> From: Richard Daemon [mailto:[EMAIL PROTECTED]
>
> On Jan 19, 2008 8:31 PM, Schvberle Daniel
> <[EMAIL PROTECTED]> wrote:
>
>
>       Hi all!
>
>       I've just upgraded my firewall from OpenBSD 4.0 to
> 4.2-stable and ran
>       into a small problem regarding mount_mfs. I solved it,
> but in case
>       anybody else runs into it, here's something for the archives.
>
>       I run the box from a 512MB CF and, originally, with very limited
>       memory. The /var, tmp and /dev are mount_mfs and during
> the upgrade I
>       had trobule with mounting /dev.
>
>       I used to mount /dev with the following line:
>
>       swap /dev mfs rw,-P=/proto/dev,-s=700,-i=256 0 0
>
>       It seems that sometime after 4.1 was released (probably
> during ffs2
>       development) mount_mfs was changed in such a way that
> it doesn't allow
>       very high density for inodes. This resulted in
> mount_mfs failing on
>       replicating the /dev and me getting a readonly /dev,
> which resulted
>       in a box that I couldn't login into remotly (with ssh).
> Luckily you I
>       could still issue commands with winscp or login
> locally. After couple
>       of tests I concluded that mount_mfs simply ignores
> density settings
>       lower than 1024, so I changed the /dev to settings to
> the following
>       line:
>
>       swap /dev mfs rw,-P=/proto/dev,-s=4000,-i=1024 0 0
>
>       Now everything is ok, I'm happy and sice CF is in a new
> box with lots
>       of memory I'm not trying to squeeze every byte out of it.
>
>       Maybe this maximal density could be documented somehow?
> I glanced at
>       the mkfs.c and saw that, in theory, it should warn the user when
>       reducing the density but I never got a warning during my tests.
>
>       dmesg in case anybody needs it:

<snip dmesg>

>
> Wow, very weird that you post this. I just noticed the exact
> same thing yesterday too. Upgraded from 4.0-stable to
> 4.2-stable on a WRAP (pcengines.ch) box with my 512M CF and
> /dev entries failing as well.
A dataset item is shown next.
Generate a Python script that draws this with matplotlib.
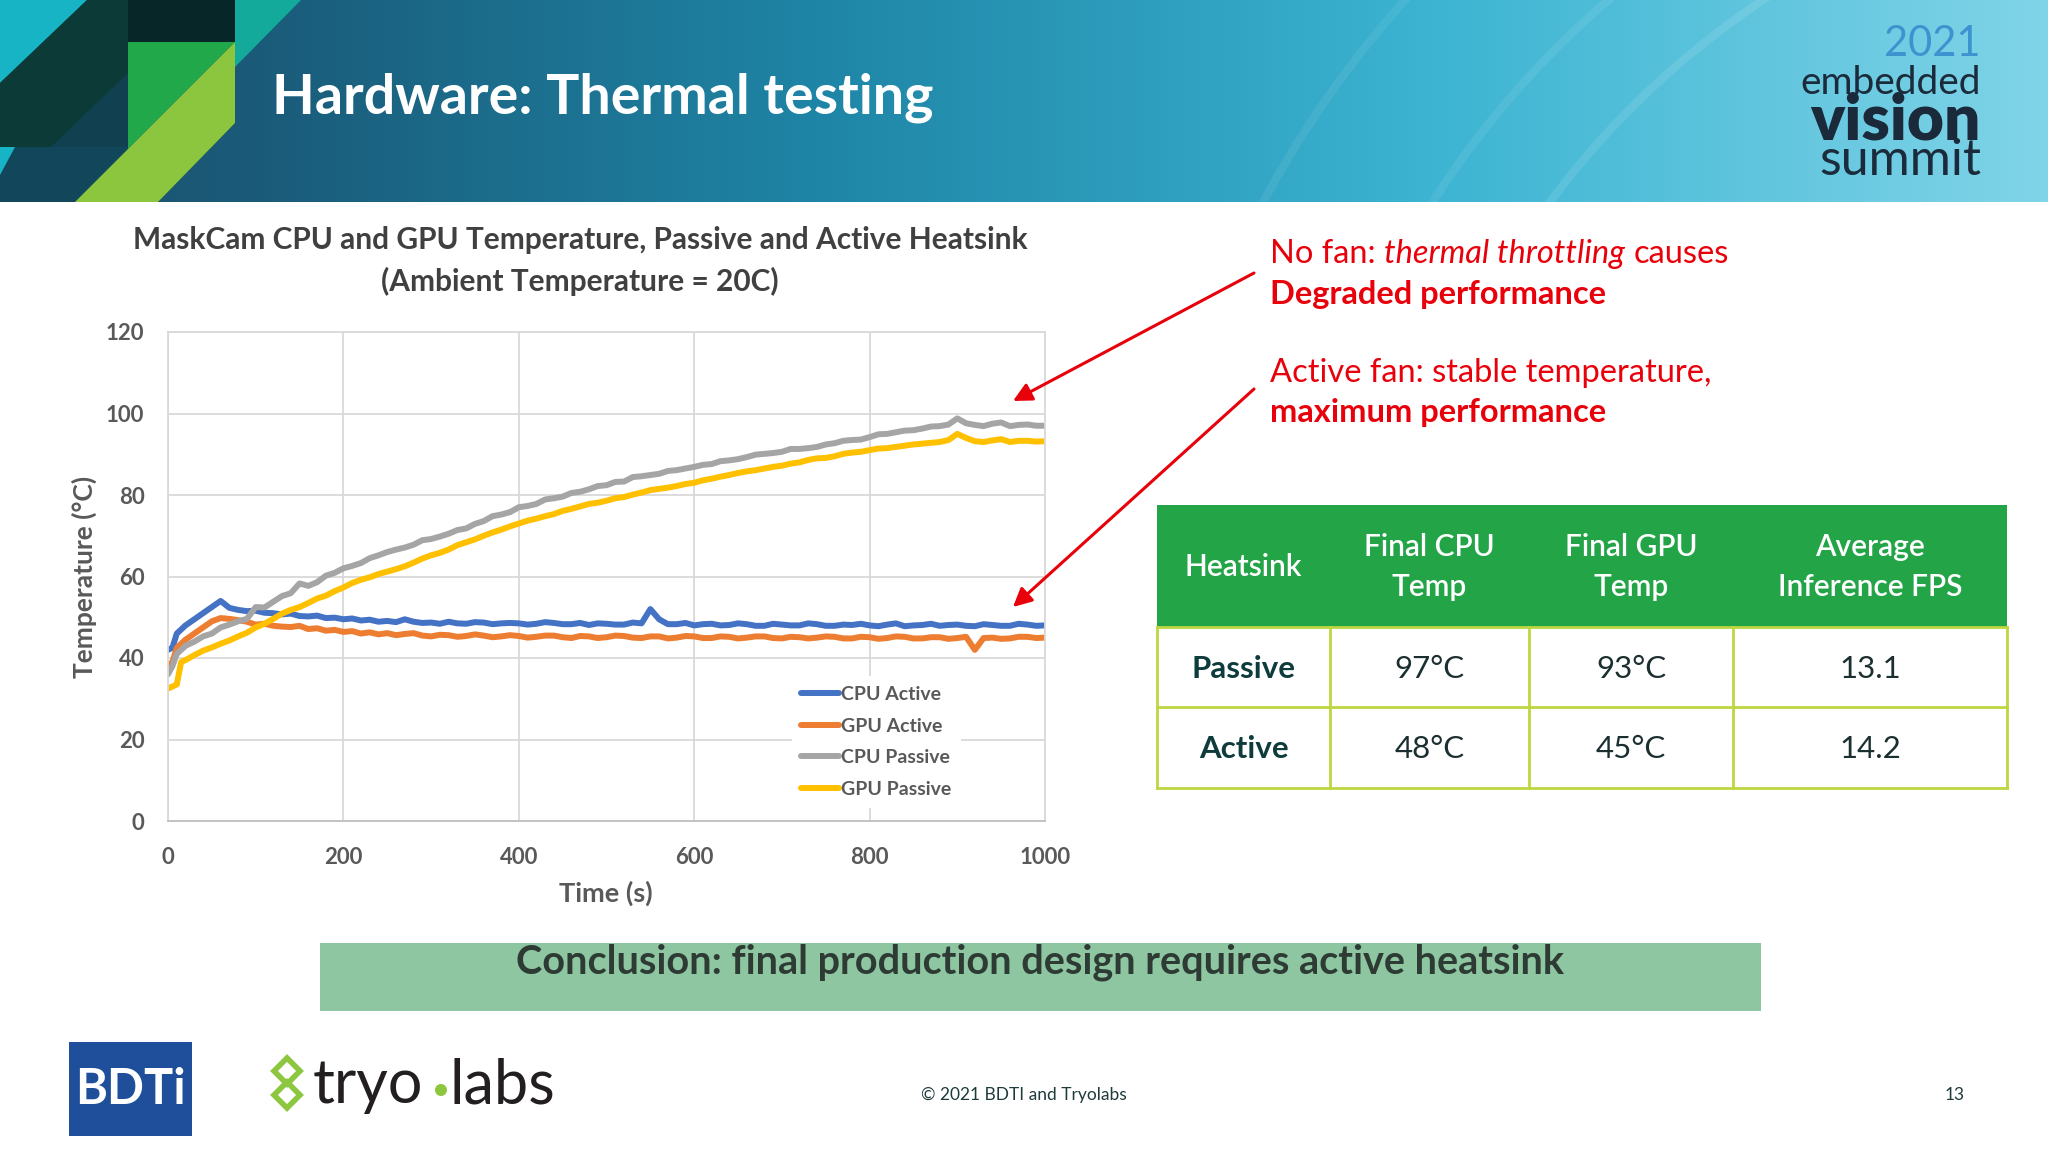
import matplotlib
matplotlib.use("Agg")
import matplotlib.pyplot as plt
import numpy as np
from matplotlib.patches import Polygon, Rectangle, Circle
from matplotlib.colors import LinearSegmentedColormap
from matplotlib import font_manager

# ---------------- data ----------------
time_s = [0, 5, 10, 15, 20, 30, 40, 50, 60, 70,
          80, 90, 100, 110, 120, 130, 140, 150, 160, 170,
          180, 190, 200, 210, 220, 230, 240, 250, 260, 270,
          280, 290, 300, 310, 320, 330, 340, 350, 360, 370,
          380, 390, 400, 410, 420, 430, 440, 450, 460, 470,
          480, 490, 500, 510, 520, 530, 540, 550, 560, 570,
          580, 590, 600, 610, 620, 630, 640, 650, 660, 670,
          680, 690, 700, 710, 720, 730, 740, 750, 760, 770,
          780, 790, 800, 810, 820, 830, 840, 850, 860, 870,
          880, 890, 900, 910, 920, 930, 940, 950, 960, 970,
          980, 990, 1000]

cpu_active = [42.0, 42.5, 46.0, 47.0, 48.0, 49.5, 51.0, 52.5, 54.0, 52.3,
              51.8, 51.5, 51.6, 51.1, 51.0, 50.7, 50.9, 50.3, 50.2, 50.4,
              49.8, 49.9, 49.5, 49.7, 49.2, 49.4, 48.9, 49.1, 48.8, 49.5,
              48.9, 48.6, 48.7, 48.4, 48.9, 48.5, 48.4, 48.8, 48.7, 48.3,
              48.5, 48.6, 48.5, 48.2, 48.4, 48.8, 48.6, 48.3, 48.3, 48.6,
              48.1, 48.5, 48.4, 48.2, 48.2, 48.7, 48.5, 52.0, 49.5, 48.3,
              48.3, 48.6, 48.0, 48.3, 48.4, 48.0, 48.1, 48.5, 48.3, 47.9,
              47.9, 48.4, 48.2, 48.0, 48.0, 48.5, 48.3, 47.9, 47.9, 48.2,
              48.1, 48.4, 48.0, 47.8, 48.2, 48.5, 47.8, 48.0, 48.1, 48.4,
              47.9, 48.1, 48.2, 47.9, 47.8, 48.3, 48.1, 47.9, 47.9, 48.4,
              48.2, 47.9, 48.0]

gpu_active = [38.0, 39.0, 42.5, 43.5, 44.5, 46.0, 47.5, 49.0, 49.8, 49.6,
              49.3, 48.9, 48.2, 48.4, 47.9, 47.7, 47.6, 47.9, 47.1, 47.3,
              46.7, 46.9, 46.4, 46.6, 46.0, 46.3, 45.8, 46.1, 45.6, 45.9,
              46.1, 45.5, 45.3, 45.7, 45.6, 45.2, 45.4, 45.8, 45.5, 45.1,
              45.3, 45.6, 45.4, 45.0, 45.2, 45.5, 45.5, 45.1, 44.9, 45.4,
              45.3, 44.9, 45.1, 45.5, 45.4, 45.0, 44.9, 45.3, 45.3, 44.8,
              45.0, 45.4, 45.3, 44.9, 44.9, 45.3, 45.2, 44.8, 45.0, 45.3,
              45.3, 44.9, 44.8, 45.2, 45.1, 44.8, 45.0, 45.3, 45.2, 44.8,
              44.8, 45.2, 45.1, 44.7, 44.9, 45.3, 45.2, 44.8, 44.8, 45.1,
              45.1, 44.7, 44.9, 45.2, 42.0, 44.9, 45.0, 44.7, 44.8, 45.2,
              45.2, 44.9, 45.0]

cpu_passive = [36.0, 38.0, 41.0, 42.0, 43.0, 44.0, 45.3, 46.0, 47.5, 48.2,
               49.0, 49.6, 52.5, 52.4, 53.8, 55.2, 55.9, 58.3, 57.7, 58.6,
               60.2, 60.9, 62.0, 62.6, 63.3, 64.5, 65.2, 66.0, 66.6, 67.1,
               67.8, 68.9, 69.2, 69.8, 70.5, 71.4, 71.8, 72.9, 73.6, 74.8,
               75.2, 75.8, 77.0, 77.3, 77.8, 78.9, 79.2, 79.6, 80.5, 80.8,
               81.4, 82.2, 82.4, 83.2, 83.3, 84.4, 84.6, 84.9, 85.2, 85.9,
               86.1, 86.5, 86.9, 87.4, 87.6, 88.3, 88.5, 88.8, 89.3, 89.9,
               90.1, 90.3, 90.6, 91.3, 91.3, 91.5, 91.8, 92.4, 92.7, 93.3,
               93.5, 93.6, 94.2, 94.9, 95.0, 95.4, 95.8, 95.9, 96.3, 96.8,
               96.9, 97.3, 98.8, 97.6, 97.2, 96.9, 97.5, 97.8, 96.9, 97.2,
               97.3, 97.0, 97.0]

gpu_passive = [32.5, 33.0, 33.5, 39.0, 39.5, 40.7, 41.8, 42.6, 43.5, 44.3,
               45.3, 46.2, 47.5, 48.4, 49.6, 50.9, 51.8, 52.5, 53.5, 54.6,
               55.3, 56.4, 57.3, 58.4, 59.2, 59.8, 60.6, 61.2, 61.8, 62.5,
               63.4, 64.4, 65.2, 65.8, 66.6, 67.7, 68.4, 69.1, 70.0, 70.8,
               71.5, 72.3, 73.0, 73.7, 74.2, 74.8, 75.3, 76.1, 76.6, 77.2,
               77.8, 78.1, 78.6, 79.2, 79.5, 80.1, 80.6, 81.2, 81.5, 81.8,
               82.2, 82.7, 83.0, 83.6, 84.0, 84.5, 84.9, 85.4, 85.8, 86.1,
               86.5, 86.9, 87.2, 87.7, 88.0, 88.6, 89.0, 89.1, 89.5, 90.1,
               90.4, 90.6, 91.0, 91.4, 91.5, 91.8, 92.1, 92.4, 92.6, 92.8,
               93.0, 93.5, 95.0, 94.0, 93.2, 93.0, 93.4, 93.7, 93.0, 93.3,
               93.3, 93.1, 93.2]

series_labels = ["CPU Active", "GPU Active", "CPU Passive", "GPU Passive"]
series_colors = ["#4472C4", "#ED7D31", "#A5A5A5", "#FFC000"]
x_ticks = [0, 200, 400, 600, 800, 1000]
y_ticks = [0, 20, 40, 60, 80, 100, 120]

table_header = ["Heatsink", "Final CPU\nTemp", "Final GPU\nTemp", "Average\nInference FPS"]
table_rows = [["Passive", "97°C", "93°C", "13.1"],
              ["Active", "48°C", "45°C", "14.2"]]

# ---------------- fonts ----------------
names = {f.name for f in font_manager.fontManager.ttflist}
FONT = "Lato" if "Lato" in names else "DejaVu Sans"
plt.rcParams["font.family"] = [FONT, "DejaVu Sans"]

W, H = 2048, 1152
fig = plt.figure(figsize=(W / 100, H / 100), dpi=100, facecolor="white")
bg = fig.add_axes([0, 0, 1, 1])
bg.set_xlim(0, W)
bg.set_ylim(H, 0)
bg.axis("off")
renderer = fig.canvas.get_renderer()

# ---------------- header ----------------
HB = 202
cmap = LinearSegmentedColormap.from_list(
    "hdr", [(0.0, "#1a5370"), (0.12, "#1a5a78"), (0.4, "#1f85a6"), (0.7, "#3cb4d2"), (1.0, "#80d4e8")])
grad = np.linspace(0, 1, 512)[None, :]
bg.imshow(grad, cmap=cmap, extent=(0, W, HB, 0), aspect="auto", zorder=0)
for r, a in [(900, 0.10), (1000, 0.08), (1150, 0.07)]:
    th = np.linspace(np.pi * 1.05, np.pi * 1.5, 100)
    bg.plot(2300 + r * np.cos(th), 650 + r * np.sin(th) * 0.9, color="white", alpha=a, lw=6, zorder=1)
bg.set_xlim(0, W)
bg.set_ylim(H, 0)

polys = [
    ([(0, 0), (235, 0), (235, 123), (158, HB), (0, HB)], "#12465a"),
    ([(0, 0), (87, 0), (0, 83)], "#16b4c4"),
    ([(87, 0), (128, 0), (128, 147), (0, 147), (0, 83)], "#0c3b37"),
    ([(128, 73), (128, 147), (51, 147)], "#114150"),
    ([(0, 147), (15, 147), (0, 175)], "#16b4c4"),
    ([(128, 0), (235, 0), (235, 42), (128, 42)], "#072628"),
    ([(128, 42), (235, 42), (128, 149)], "#21a84a"),
    ([(235, 42), (235, 123), (158, HB), (75, HB)], "#8cc63f"),
    ([(235, 0), (301, 0), (235, 67)], "#13aa9b"),
]
for pts, c in polys:
    bg.add_patch(Polygon(pts, closed=True, facecolor=c, edgecolor="none", zorder=2))

bg.text(272, 98, "Hardware: Thermal testing", color="white", fontsize=40, fontweight="bold",
        ha="left", va="center", zorder=3)

# event logo
bg.text(1981, 44, "2021", color="#3d93cf", fontsize=30, fontweight="normal", ha="right", va="center", zorder=3)
bg.text(1981, 83, "embedded", color="#1b2b3b", fontsize=28, fontweight="normal", ha="right", va="center", zorder=3)
bg.text(1981, 121, "vision", color="#1a2a3a", fontsize=46, fontweight="heavy", ha="right", va="center", zorder=3)
bg.text(1981, 161, "summit", color="#1b2b3b", fontsize=36, fontweight="normal", ha="right", va="center", zorder=3)

# ---------------- chart ----------------
AX_L, AX_R, AX_T, AX_B = 168, 1045, 332, 821
ax = fig.add_axes([AX_L / W, 1 - AX_B / H, (AX_R - AX_L) / W, (AX_B - AX_T) / H])
series = [cpu_active, gpu_active, cpu_passive, gpu_passive]
for vals, lab, col in zip(series, series_labels, series_colors):
    ax.plot(time_s, vals, color=col, lw=4.3, label=lab, solid_joinstyle="round", solid_capstyle="round")
ax.set_xlim(0, 1000)
ax.set_ylim(0, 120)
ax.set_xticks(x_ticks)
ax.set_yticks(y_ticks)
ax.grid(True, color="#D9D9D9", lw=1.3)
ax.set_axisbelow(True)
for s in ax.spines.values():
    s.set_color("#D9D9D9")
    s.set_linewidth(1.3)
ax.spines["bottom"].set_color("#BFBFBF")
ax.tick_params(length=0, labelsize=16, labelcolor="#595959")
ax.tick_params(axis="y", pad=17)
ax.tick_params(axis="x", pad=19)
for lbl in ax.get_xticklabels() + ax.get_yticklabels():
    lbl.set_fontweight("bold")
leg = ax.legend(loc="lower left", bbox_to_anchor=(0.711, 0.027), frameon=True, facecolor="white",
                edgecolor="none", framealpha=1, fontsize=14, handlelength=1.95, handletextpad=0.1,
                labelspacing=0.76, borderpad=0.5, borderaxespad=0, labelcolor="#595959")
for t in leg.get_texts():
    t.set_fontweight("bold")
for l in leg.get_lines():
    l.set_linewidth(4.3)

bg.text(580, 261, "MaskCam CPU and GPU Temperature, Passive and Active Heatsink\n(Ambient Temperature = 20C)",
        ha="center", va="center", fontsize=21.5, fontweight="bold", color="#404040", linespacing=1.5)
bg.text(84, 577, "Temperature (°C)", rotation=90, ha="center", va="center", fontsize=19,
        fontweight="bold", color="#595959")
bg.text(606, 893, "Time (s)", ha="center", va="center", fontsize=19.5, fontweight="bold", color="#595959")

# overlay for arrows (above chart axes)
ov = fig.add_axes([0, 0, 1, 1], facecolor="none")
ov.set_xlim(0, W)
ov.set_ylim(H, 0)
ov.axis("off")

# ---------------- annotations ----------------
RED = "#E8000B"


def text_w(s, **kw):
    t = bg.text(0, 0, s, **kw)
    w = t.get_window_extent(renderer=renderer).width
    t.remove()
    return w


def draw_line(x, y, segs, **common):
    sp = text_w("x x", **common) - text_w("xx", **common)
    for i, (s, kw) in enumerate(segs):
        if i > 0:
            x += sp
        t = bg.text(x, y, s, **common, **kw)
        x += t.get_window_extent(renderer=renderer).width


common = dict(fontsize=23.5, color=RED, ha="left", va="baseline")
draw_line(1270, 263, [("No fan:", {}), ("thermal throttling", {"style": "italic"}), ("causes", {})], **common)
bg.text(1270, 304, "Degraded performance", fontweight="bold", **common)
bg.text(1270, 382, "Active fan: stable temperature,", **common)
bg.text(1270, 422, "maximum performance", fontweight="bold", **common)

arrow = dict(arrowstyle="-|>", color=RED, lw=2.2, mutation_scale=28, shrinkA=0, shrinkB=0)
ov.annotate("", xy=(1013, 401), xytext=(1254, 273), arrowprops=arrow)
ov.annotate("", xy=(1013, 607), xytext=(1254, 389), arrowprops=arrow)

# ---------------- table ----------------
col_x = [1157, 1330, 1529, 1733, 2007]
row_y = [505, 627, 707, 788]
GREEN = "#22A447"
BORDER = "#BFD640"
bg.add_patch(Rectangle((col_x[0], row_y[0]), col_x[-1] - col_x[0], row_y[1] - row_y[0],
                       facecolor=GREEN, edgecolor="none", zorder=2))
for j, h in enumerate(table_header):
    cx = (col_x[j] + col_x[j + 1]) / 2
    bg.text(cx, (row_y[0] + row_y[1]) / 2 + 1, h, ha="center", va="center", color="white",
            fontsize=21.5, fontweight="semibold", linespacing=1.55, zorder=3)
for i, row in enumerate(table_rows):
    cy = (row_y[i + 1] + row_y[i + 2]) / 2 + 2
    for j, v in enumerate(row):
        cx = (col_x[j] + col_x[j + 1]) / 2
        bg.text(cx, cy, v, ha="center", va="center", fontsize=22.5,
                fontweight="bold" if j == 0 else "normal",
                color="#0E3B3C" if j == 0 else "#1B2E30", zorder=3)
for y in row_y[1:]:
    bg.plot([col_x[0], col_x[-1]], [y, y], color=BORDER, lw=2, zorder=3)
for x in col_x:
    bg.plot([x, x], [row_y[1], row_y[-1]], color=BORDER, lw=2, zorder=3)

# ---------------- conclusion ----------------
bg.add_patch(Rectangle((320, 943), 1441, 68, facecolor="#8DC6A1", edgecolor="none", zorder=2))
bg.text(1040, 962, "Conclusion: final production design requires active heatsink", ha="center",
        va="center", fontsize=28.5, fontweight="bold", color="#2E3B34", zorder=3)

# ---------------- footer ----------------
bg.add_patch(Rectangle((69, 1042), 123, 94, facecolor="#1F4E9A", edgecolor="none", zorder=2))
bg.text(130, 1090, "BDTi", ha="center", va="center", fontsize=35, fontweight="bold",
        color="white", zorder=3)

LIME = "#8DC63F"
for cy in (1071, 1095):
    bg.add_patch(Polygon([(287, cy - 13), (300, cy), (287, cy + 13), (274, cy)], closed=True,
                         facecolor="none", edgecolor=LIME, lw=4, zorder=3))
bg.text(313, 1086, "tryo", ha="left", va="center", fontsize=44, color="#231F20", zorder=3)
bg.add_patch(Circle((441, 1090), 6, facecolor=LIME, edgecolor="none", zorder=3))
bg.text(450, 1086, "labs", ha="left", va="center", fontsize=44, color="#231F20", zorder=3)

bg.text(1024, 1095, "© 2021 BDTI and Tryolabs", ha="center", va="center", fontsize=12.5, color="#1E3A3A")
bg.text(1955, 1095, "13", ha="center", va="center", fontsize=12.5, color="#1E3A3A")

fig.savefig("out.png", dpi=100, facecolor="white")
My previous inode settings used to be:
>
> swap /dev mfs rw,-P=/.devtmp,-s=1200,-i=128 0 0 but that
> crapped out in 4.2.
>
> I changed it to -s=3072, -i=128 just to get it fully working
> properly and I haven't looked into it further yet, but
> wondering if I'm better off maybe trying higher inode (like
> yours) but lower MFS size such as -s=1024 because I'm limited
> in memory (128M total). Other than that, is an MFS /dev size
> bigger than 1M even needed? I'd really like to reduce as much
> as possible.
>
> Thanks for the post!
>
> I'm new to this mailing list and so far, it's great!

No, I don't think you'd ever need a /dev this big, but in order to
get the needed number of inodes you have to push the size up.
Your line is ok, but maybe you should put i=1024 instead of i=128,
so you know what the real values are - that's what it's using anyway
With 128MB you really shouldn'y worry. I was concerned because I had
only 32MB or 48MB. mount_mfs doesn't really use the memory untill
it's needed, so you could make, say 100GB mfs on a box with 128MB of
RAM and it would work as long as you've got memory to hold the
files. Regardnig /dev, you really don't need much as it's a small
filesystem, but sometimes you can get real files in there. This is
what happend once to my lil' box (I had a _real_ /dev/null) and it
crapped out because it ran out of memory. After that I reduced the
/dev as much as I could, I didn't want another local DoS to happen.
I have 512MB now and couldn't care less if /dev is 0.1 or 1 MB,
and with 128MB you shouldn't either, especially since it gets
allocated only if really needed by the files.